Masalah Ketahanan Pangan Diragukan Beres pada 100 Hari Pemerintah Baru

ANTARA FOTO/MUHAMMAD BAGUS KHOIRUNAS
Petani membajak sawah menggunakan traktor di Desa Tambak Baya, Lebak, Banten, Selasa (23/4/2019). Badan Pusat Statistik (BPS) mencatat upah nominal buruh tani pada Maret 2019 naik sebesar 0,17% dari Rp5.2.781 menjadi Rp.53.873 per hari pada bulan April 2019.
Editor: Ekarina
13/5/2019, 22.26 WIB

Mantan Wakil Menteri Perdagangan Bayi Khrisnamurthi mengatakan ketahanan pangan memiliki persoalan kompleks. Karenanya, persoalan tersebut dinilai sulit bisa diselesaikan dalam 100 hari pertama masa jabatan pemerintahan baru. 

Bayu mengatakan, kebijakan pangan harus berfokus pada persoalan stabilitas harga dan ketahanan pangan. "Indonesia berada dalam situasi yang sulit dalam hal pangan," ujarnya dalam acara diskusi Center for Indonesian Policy Studies (CIPS), di Hotel Le Meridien, Jakarta, Senin (13/5).
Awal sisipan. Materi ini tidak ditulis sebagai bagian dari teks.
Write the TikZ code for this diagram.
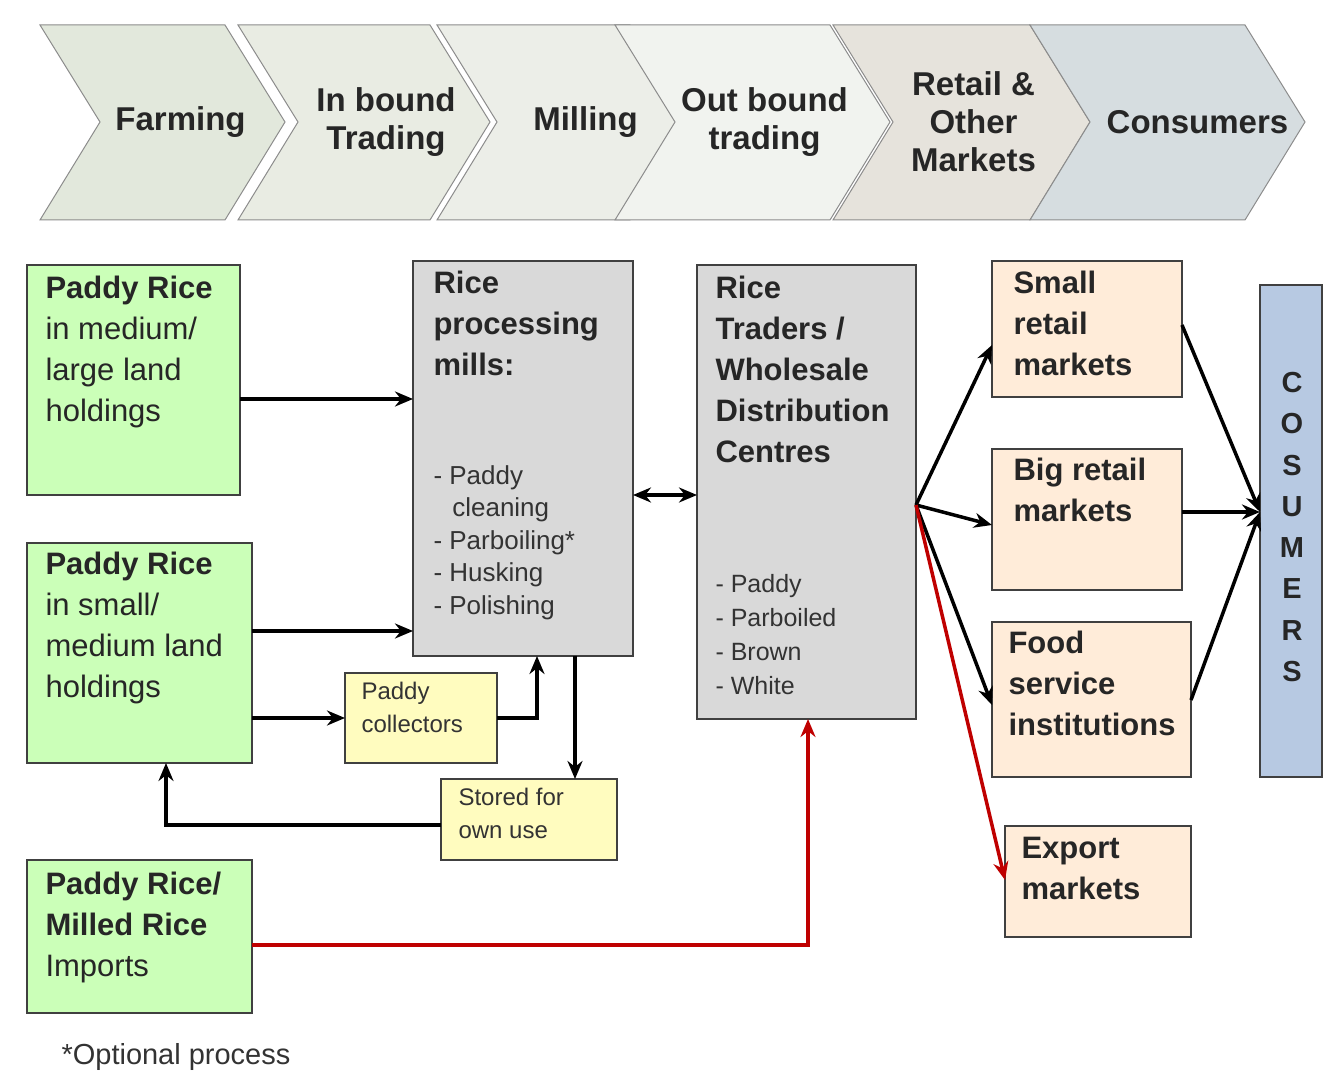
\documentclass[tikz,border=0pt]{standalone}
\usepackage{fontspec}
\setmainfont{Liberation Sans}
\usetikzlibrary{arrows.meta}
\begin{document}
\begin{tikzpicture}[x=1pt,y=-1pt,
 box/.style={draw=black!75,line width=1.5pt},
 grn/.style={box,fill=green!20!white!90!lime},
 gry/.style={box,fill=black!15},
 ylw/.style={box,fill=yellow!25},
 pch/.style={box,fill=orange!15},
 chev/.style={draw=black!45,line width=1pt},
 ct/.style={font=\fontsize{33}{38}\selectfont\bfseries,align=center,text=black!85},
 tt/.style={anchor=north west,align=left,font=\fontsize{31}{41}\selectfont,text=black!85},
 st/.style={anchor=north west,align=left,font=\fontsize{24}{33}\selectfont,text=black!80},
 ar/.style={line width=3.5pt,-{Stealth[length=18pt,width=15pt]}},
 rar/.style={ar,draw=red!75!black}]
\useasboundingbox (0,0) rectangle (1334,1075);
\foreach \a/\b/\c/\t/\n/\o in {40/285/e2e8dc/Farming/c1/18,238/490/e9ece3/{In bound\\Trading}/c2/22,437/690/eceee8/Milling/c3/22,615/890/f1f3ef/{Out bound\\trading}/c4/12,833/1090/e6e3dc/{Retail \&\\Other\\Markets}/c5/12,1030/1305/d6dde0/Consumers/c6/30}{
 \definecolor{cc}{HTML}{\c}
 \draw[chev,fill=cc] (\a,25) -- (\b-60,25) -- (\b,122) -- (\b-60,220) -- (\a,220) -- (\a+60,122) -- cycle;
 \node[ct] (\n) at ({(\a+\b)/2+\o},122) {\t};
}
\draw[grn] (27,265) rectangle (240,495); \node[tt] (p1) at (42,273) {\textbf{Paddy Rice}\\in medium/\\large land\\holdings};
\draw[grn] (27,543) rectangle (252,763); \node[tt] (p2) at (42,549) {\textbf{Paddy Rice}\\in small/\\medium land\\holdings};
\draw[grn] (27,860) rectangle (252,1013); \node[tt] (p3) at (42,868) {\textbf{Paddy Rice/}\\\textbf{Milled Rice}\\Imports};
\draw[gry] (413,261) rectangle (633,656); \node[tt] (m) at (430,268) {\textbf{Rice}\\\textbf{processing}\\\textbf{mills:}};
\node[st,font=\fontsize{26}{32.5}\selectfont] (ml) at (430,462) {- Paddy\\\ \ \,cleaning\\- Parboiling*\\- Husking\\- Polishing};
\draw[gry] (697,265) rectangle (916,719); \node[tt] (t) at (712,273) {\textbf{Rice}\\\textbf{Traders /}\\\textbf{Wholesale}\\\textbf{Distribution}\\\textbf{Centres}};
\node[st,font=\fontsize{25}{34}\selectfont] (tl) at (712,571) {- Paddy\\- Parboiled\\- Brown\\- White};
\draw[ylw] (345,673) rectangle (497,763); \node[st] (pc) at (358,679) {Paddy\\collectors};
\draw[ylw] (441,779) rectangle (617,860); \node[st] (so) at (455,785) {Stored for\\own use};
\draw[pch] (992,261) rectangle (1182,397); \node[tt] (s) at (1010,268) {\textbf{Small}\\\textbf{retail}\\\textbf{markets}};
\draw[pch] (992,449) rectangle (1182,590); \node[tt] (b) at (1010,455) {\textbf{Big retail}\\\textbf{markets}};
\draw[pch] (992,622) rectangle (1191,777); \node[tt] (f) at (1005,628) {\textbf{Food}\\\textbf{service}\\\textbf{institutions}};
\draw[pch] (1005,826) rectangle (1191,937); \node[tt] (e) at (1018,834) {\textbf{Export}\\\textbf{markets}};
\draw[box,fill={rgb,255:red,183;green,201;blue,226}] (1260,285) rectangle (1322,777);
\node[font=\fontsize{29}{41.3}\selectfont\bfseries,align=center,text=black!85] (cons) at (1292,527) {C\\O\\S\\U\\M\\E\\R\\S};
\coordinate (a1) at (240,399); \coordinate (a2) at (413,399);
\draw[ar] (a1) -- (a2);
\coordinate (b1) at (252,631); \coordinate (b2) at (413,631);
\draw[ar] (b1) -- (b2);
\coordinate (c1) at (252,718); \coordinate (c2) at (345,718);
\draw[ar] (c1) -- (c2);
\coordinate (d1) at (497,718); \coordinate (d2) at (537,656);
\draw[ar] (d1) -| (d2);
\coordinate (e1) at (575,656); \coordinate (e2) at (575,779);
\draw[ar] (e1) -- (e2);
\coordinate (f1) at (441,825); \coordinate (f2) at (166,763);
\draw[ar] (f1) -| (f2);
\coordinate (g1) at (633,495); \coordinate (g2) at (697,495);
\draw[ar,{Stealth[length=18pt,width=15pt]}-{Stealth[length=18pt,width=15pt]}] (g1) -- (g2);
\coordinate (h) at (916,505);
\coordinate (hs) at (992,345); \coordinate (hb) at (992,525); \coordinate (hf) at (992,705); \coordinate (he) at (1005,880);
\draw[ar] (h) -- (hs); \draw[ar] (h) -- (hb); \draw[ar] (h) -- (hf);
\draw[rar] (h) -- (he);
\coordinate (i1) at (252,945); \coordinate (i2) at (808,719);
\draw[rar] (i1) -| (i2);
\coordinate (k) at (1260,512);
\draw[ar] (1182,325) -- (k); \draw[ar] (1182,512) -- (k); \draw[ar] (1191,700) -- (k);
\node[anchor=west,font=\fontsize{29}{32}\selectfont,text=black!80] (fn) at (58,1057) {*Optional process};
\end{tikzpicture}
\end{document}
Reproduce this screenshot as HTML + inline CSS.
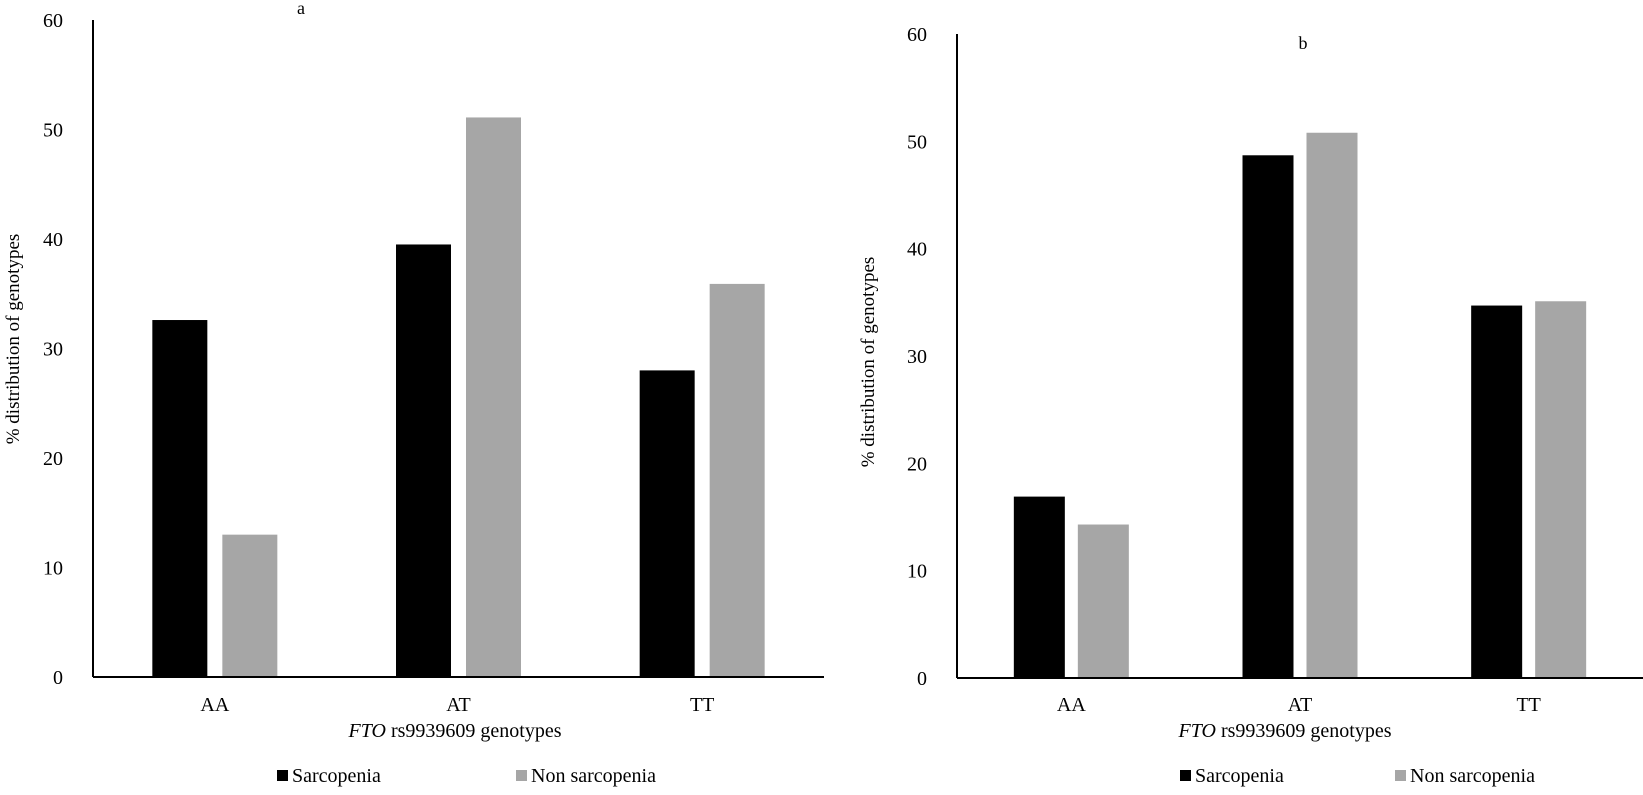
<!DOCTYPE html>
<html><head><meta charset="utf-8"><style>
html,body{margin:0;padding:0;background:#fff;}
svg{display:block;font-family:"Liberation Serif",serif;}
</style></head><body>
<svg width="1643" height="795" xmlns="http://www.w3.org/2000/svg" id="root"></svg>
<script>
const categories = ["AA","AT","TT"];
const sarcA = [32.6, 39.5, 28.0];
const nonA = [13.0, 51.1, 35.9];
const sarcB = [16.9, 48.7, 34.7];
const nonB = [14.3, 50.8, 35.1];
const yTicks = [0,10,20,30,40,50,60];
const seriesNames = ["Sarcopenia","Non sarcopenia"];

const NS="http://www.w3.org/2000/svg";
const root=document.getElementById('root');
function mk(tag,attrs,parent,text){const e=document.createElementNS(NS,tag);for(const k in attrs)e.setAttribute(k,attrs[k]);if(text!==undefined)e.textContent=text;(parent||root).appendChild(e);return e;}

function drawChart(cfg){
  const g=mk('g',{});
  
  
  const y=v=>cfg.y0-(v/60)*(cfg.y0-cfg.yTop);
  const band=(cfg.xEnd-cfg.x0)/categories.length;
  const cx=i=>cfg.x0+band*(i+0.5);
  yTicks.forEach(t=>{
    const tl=mk('text',{x:cfg.x0-30,y:y(t)+7,'text-anchor':'end','font-size':20,fill:'#000'},g,String(t));
    
    
  });
  [cfg.s,cfg.n].forEach((arr,si)=>{
    arr.forEach((v,i)=>{
      const x=si===0?cx(i)-cfg.gap/2-cfg.bw:cx(i)+cfg.gap/2;
      const r=mk('rect',{x:x,y:y(v),width:cfg.bw,height:cfg.y0-y(v),fill:si===0?'#000':'#a6a6a6'},g);
      
      
    });
  });
  const ya=mk('line',{x1:cfg.x0,y1:cfg.yTop,x2:cfg.x0,y2:cfg.y0,stroke:'#000','stroke-width':2},g);
  
  
  const xa=mk('line',{x1:cfg.x0,y1:cfg.y0,x2:cfg.xEnd,y2:cfg.y0,stroke:'#000','stroke-width':2},g);
  
  
  categories.forEach((c,i)=>{
    const t=mk('text',{x:cx(i),y:711,'text-anchor':'middle','font-size':20},g,c);
    
    
  });
  const xt=mk('text',{x:cfg.xtX,y:737,'text-anchor':'middle','font-size':20},g);
  
  
  mk('tspan',{'font-style':'italic'},xt,'FTO');
  mk('tspan',{},xt,' rs9939609 genotypes');
  const yt=mk('text',{x:0,y:0,'text-anchor':'middle','font-size':19,transform:`translate(${cfg.ytX},${cfg.ytY}) rotate(-90)`},g,'% distribution of genotypes');
  
  
  const tt=mk('text',{x:cfg.tX,y:cfg.tY,'text-anchor':'middle','font-size':18},g,cfg.title);
  
  
  cfg.leg.forEach((lx,i)=>{
    const m=mk('rect',{x:lx,y:770,width:11,height:11,fill:i===0?'#000':'#a6a6a6'},g);
    
    
    const lt=mk('text',{x:lx+15,y:782,'font-size':20},g,seriesNames[i]);
    
    
  });
}
drawChart({name:'chart-a',x0:93,xEnd:824,yTop:20,y0:677,bw:55,gap:15,s:sarcA,n:nonA,xtX:455,ytX:19,ytY:339,title:'a',tX:301,tY:14,leg:[277,516]});
drawChart({name:'chart-b',x0:957,xEnd:1643,yTop:34,y0:678,bw:51,gap:13,s:sarcB,n:nonB,xtX:1285,ytX:874,ytY:362,title:'b',tX:1303,tY:49,leg:[1180,1395]});
</script>
</body></html>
Menurutnya, ada sejumlah tantangan dalam mewujudkan ketahanan pangan. Dalam 10 tahun mendatan, 70% penduduk Indonesia diperkirakan akan berada di perkotaan. 

(Baca: Pengusaha: Kuliner Lokal Perlu Dukungan untuk Jaga Ketahanan Pangan)

Hal tersebut akan mengubah pola distribusi terutama lahan dan air. Jika 1 kilogram beras membutuhkan 1000 liter air. Maka, jika petani Indonesia menghasilkan 70 juta ton produksi gabah, diperlukan  70 triliun liter air per tahun.

Selain itu, tenaga kerja petani juga akan semakin berkurang. Dengan begitu, persoalan pangan akan menjadi sangat kompleks. 

Julukan Indonesia sebagai negara agraris tampaknya tidak akan lagi disandang. Sebab, luas lahan pertanian di Indonesia kini hanya 568 meter persegi per kapita. Lebih rendah dari Vietnam (1.000 meter persegi per kapita), Thailand (5.000 meter persegi per kapita) dan Australia (26.000 meter persegi per kapita).

Permasalahan lainnya, rasio lahan dan manusia (mand-land Ratio) Indonesia kini sudah kurang dari 0,2 hektare per kapita. Sementara itu, seluruh benih di Indonesia mulai dikuasai oleh perusahaan asing.

"Persoalan pangan tidak mungkin dapat dirubah dalam 100 hari pemerintahan baru Indonesia. Faktanya, butuh waktu lima hingga delapan tahun agar ekosistem sawah stabil untuk berproduksi," katanya.

(Baca: Bappenas: Jawa, Bali, dan Nusa Tenggara Krisis Air Bersih)

Dalam mencapai ketahanan pangan, Indonesia tidak bisa hanya mengandalkan  pemerintah. Masyarakat juga harus diberi kesempatan berperan di bidang pangan. "Jadi jangan hanya konsumsi saja," kata Bayu.

Karenanya, dia mendorong agar para gernerasi muda, mulai harus terlibatdalam bidang pertanian, guna membantu mencapai target pemerintah menciptakan ketahanan pangan.

Hal senada juga diungkap Peneliti CIPS Assyifa Szami Ilman. Menurutnya, saat ini sudah banyak perusahaan rintisan (startup) di bidang pertanian yang berfokus pada peningkatan produktivitas pangan. "Secara cakupan data sudah mulai dilakukan, namun Undang-Undang yang masih cukup masif cenderung menghambat kinerja startup tersebut," ujar Ilman.

(Baca: Berkat Impor, Pedagang Diminta Jual Bawang Putih Rp30.000 saat Ramadan)

Di sisi lain, menurutnya ada dua hal yang bisa dilakukan dalam 100 hari pemerintahan baru Indonesia. Pertama, optimisasi data pangan. Berkaca ke tahun lalu dimana hubungan Bulog dan kementrian yang kurang kondusif karena kebijakan impor pangan, diharapkan bisa semakin bersinergi. 

Presiden terpilih menurutnya harus bisa mengintegrasikan Bulog dengan berbagai kementrian. Kedua, beberapa regulasi perlu ditinjau ulang terkait penyerapan distribusi beras Bulog.

Ilman juga menyayangkan wacana pengembalian skema penyaluran beras Bulog dari Bantuan Pangan Non Tunai (BPNT) ke beras sejahtera (Rastra). Menurutnya,  BPNT sudah cukup membantu dalam hal  pendistribusian pangan dengan pemanfaatan teknologi yang ada secara cashless.